Morrison Cole

One Year in Japan

April 29, 2020
5 min read

As Instagram so helpfully reminded me this morning: today marks the 1st anniversary of my arrival in Japan. I arrived stereotypically — with a backpack and my favourite guitar — intending to spend the next 365 days learning the language and seeing as many new places as possible. I had very little idea what would come after that.

Along the way, I found love (more than once), ate more「アイスの実」 than any other living human, and become somewhat accustomed to the regular shakes of the earth as the tectonic plates scrape and halt beneath us. Surprisingly, I've also failed to navigate life as a human being with a middle name.

I: Kansai

Kobe Skyline

When I arrived in Kobe, I had just finished around 6 months of making YouTube videos with my band in London.
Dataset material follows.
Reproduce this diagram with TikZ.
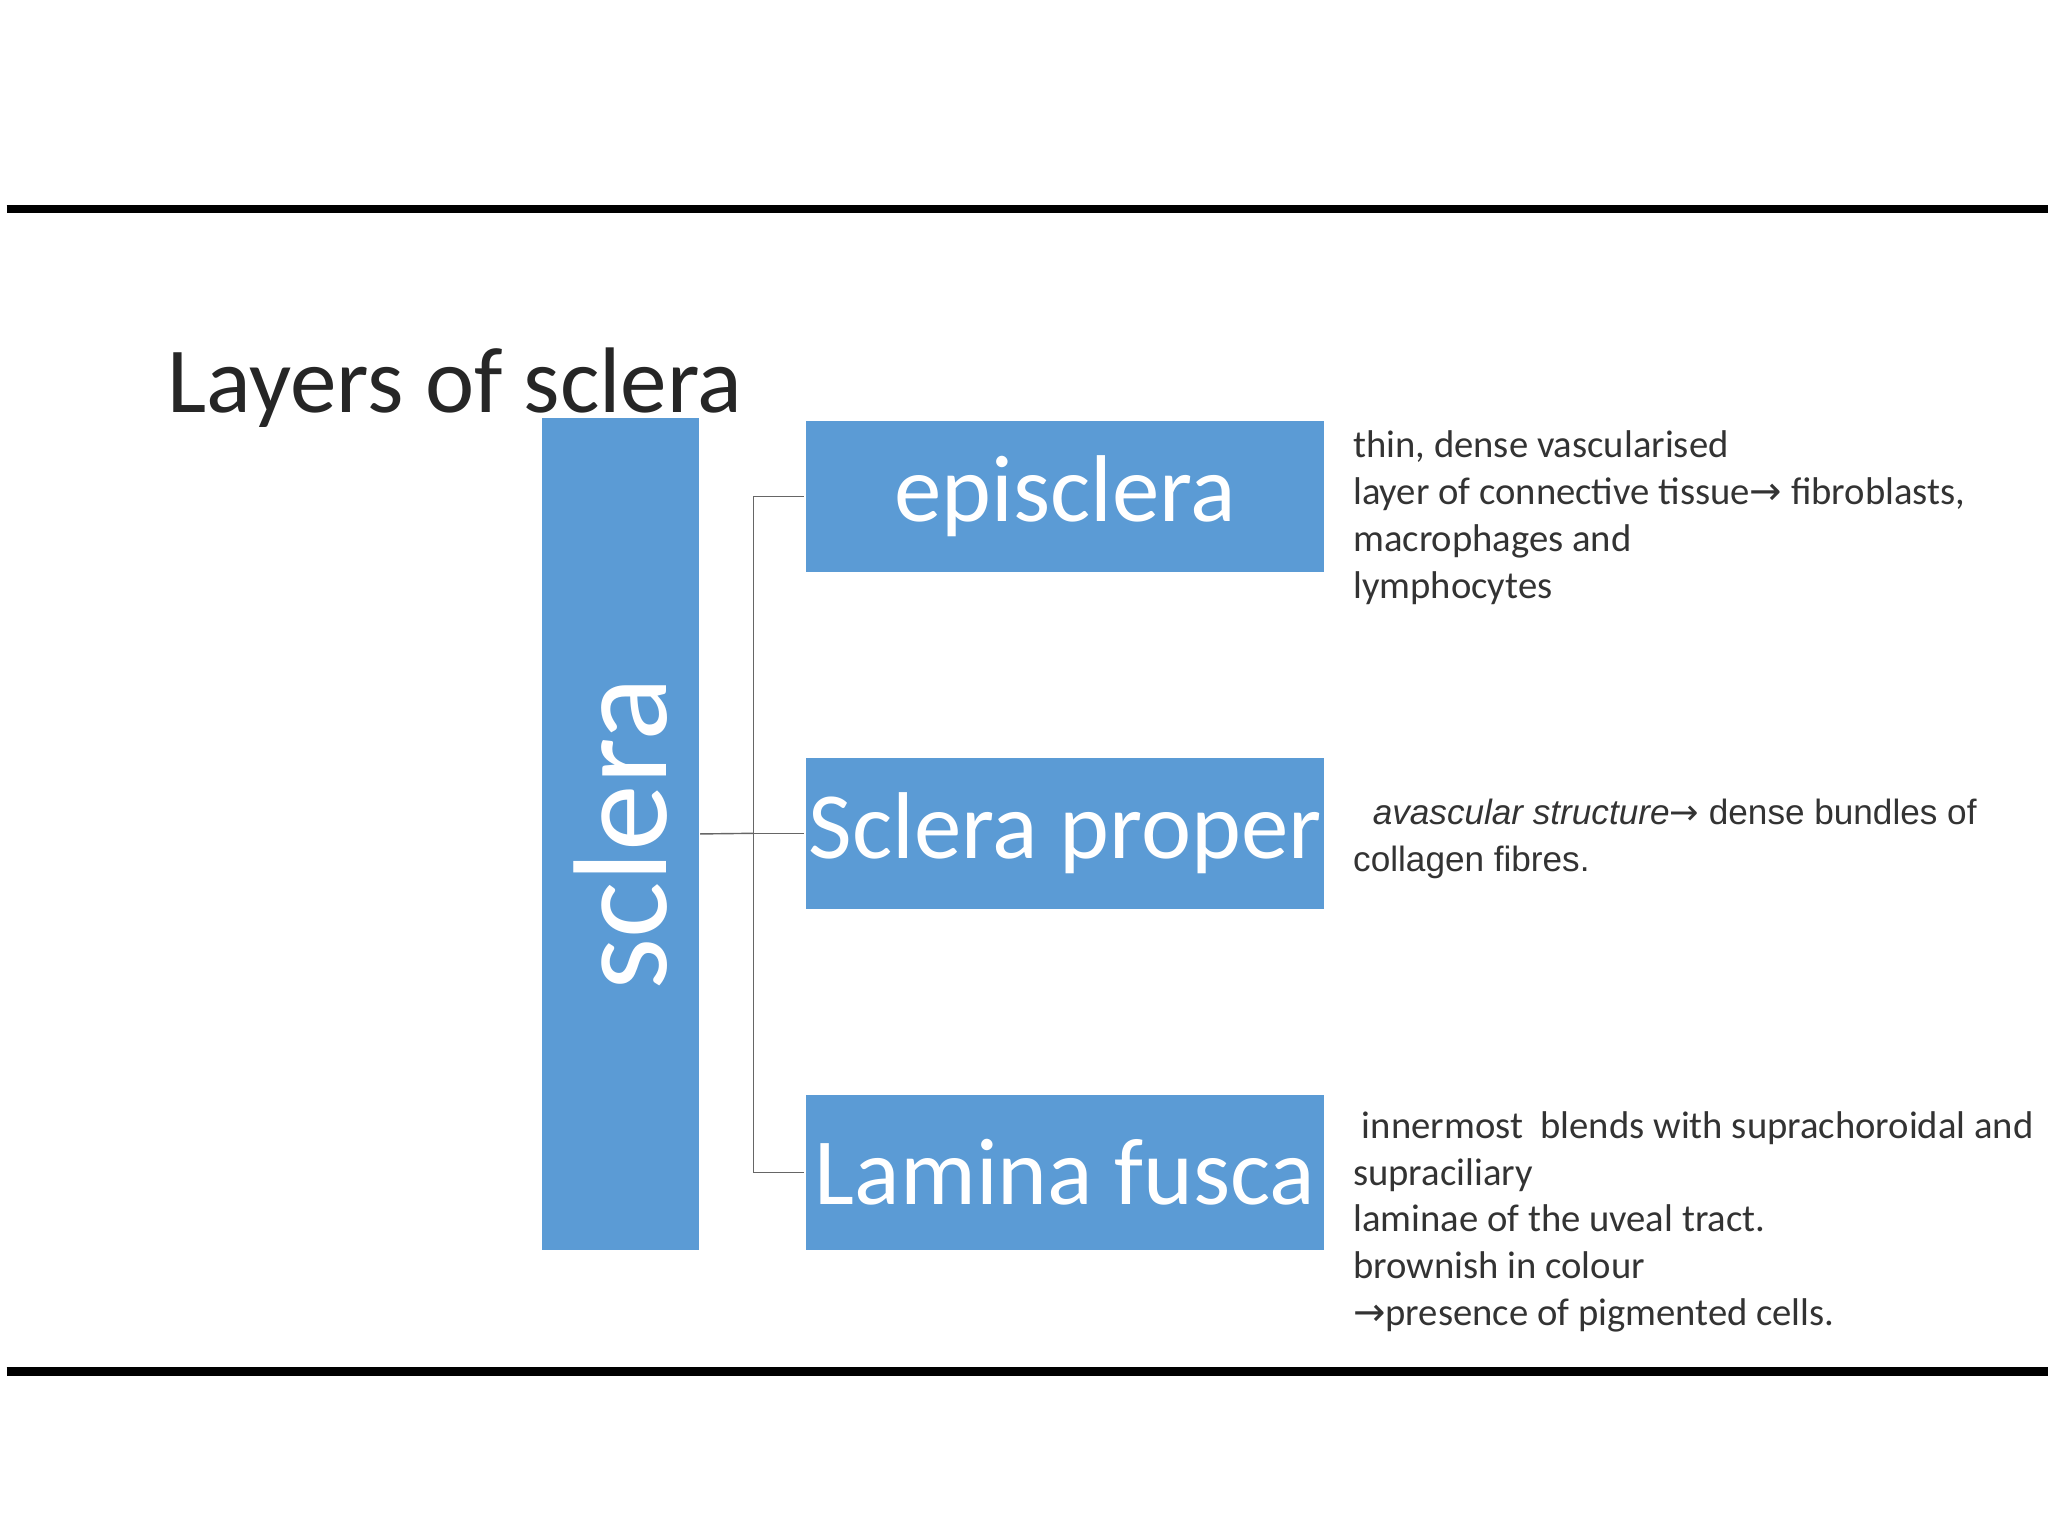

I had no plans to stop making them. In fact, I had been planning to go back to London for at least a month to get some recording done. By making videos, I'd be able to stay busy in-between return trips.

I soon discovered that:

  1. Even when I was exhausted, I was drawn outside to the people, places, events, and language learning. I couldn't stay put long enough to even begin writing.
  2. Remote collaboration on songs is tricky at best and nigh impossible at worst.

Writing from the future, COVID has changed all that (remote collaboration has been normalized, yay!). At the time though, there weren't many tools for doing so.

I didn't intend it to, but my creative habit died a quick death, and nothing of value was created for the entire year. Maybe I just needed a break.

II: A Second Language

To be lost without a map generally seems like a bad idea. While hiking here, I quickly realised that by just 'having a map', I could not entirely avoid the problem. More than once, I found myself lost in the mountains of Kansai clutching nothing but a guide book written in Japanese. A love for the language and willingness to learn are relatively useless things when you're out of phone signal and the nearest advisor is a wild boar.

Once, I arrived sweatily to a small shrine near the peak of a mountain where I discovered a guest book stored in a small box (pen helpfully included). After signing my name, I read through some of the older comments. One from a French visitor read: "it's beautiful, but please translate your signs into English".

Dear visitor: let's keep the linguistic imperialism off the mountains, please.

Tori Gates

III: Life With a Middle Name

I haven't always been completely taken with my middle name. When I tell people it is 'Field', they are sometimes confused as to what I said. Often, while repeating it to a still-confused listener, I make some excuse about just how my parents were hippies and I have no idea what they were thinking. Then, I remember that my sisters have similar middle names and that I do kind of love it, and want to take it back.

Coming here took my middle name from the sidelines straight to the spotlight. It is now a source of endless pain, frustration, and even financial difficulty.

Why?

Well, simply put, most people don't have middle names, so systems are not built to support them. I suppose that's the case in a lot of places, but I never really thought about it until I was struggling to open a bank account. Official forms tend to require that your name matches the one printed on your passport, and mine (unfortunately) has mine written in capital letters.

City hall staff, bank tellers, immigration officials, and countless others have regularly been baffled by the strange word between my first and last names. The conversations typically go something like this (although feature more broken Japanese and far less sarcasm):

"Yes, that's my middle name".

"Yes, that's right - it's not on that other document".

"Why? Because their system didn't allow it, that's why".

"...I don't think I can change it if I couldn't add it in the first place".

And so on.

You can forget online forms. Mostly, there is nowhere to even enter a middle name. If there is, sometimes you can't add a space in the right place. Or your name is too long.

I would have never guessed that something so inconspicuous could be the catalyst for so many troubles, but there it is. Field.

There is so much to say about my time here. Some of these topics deserve entire posts, and those I'm most passionate about don't really even get a mention. I'll try to write more about the things that have meaning to me some other time, but for now my random thoughts lead me here, so it is where we will end.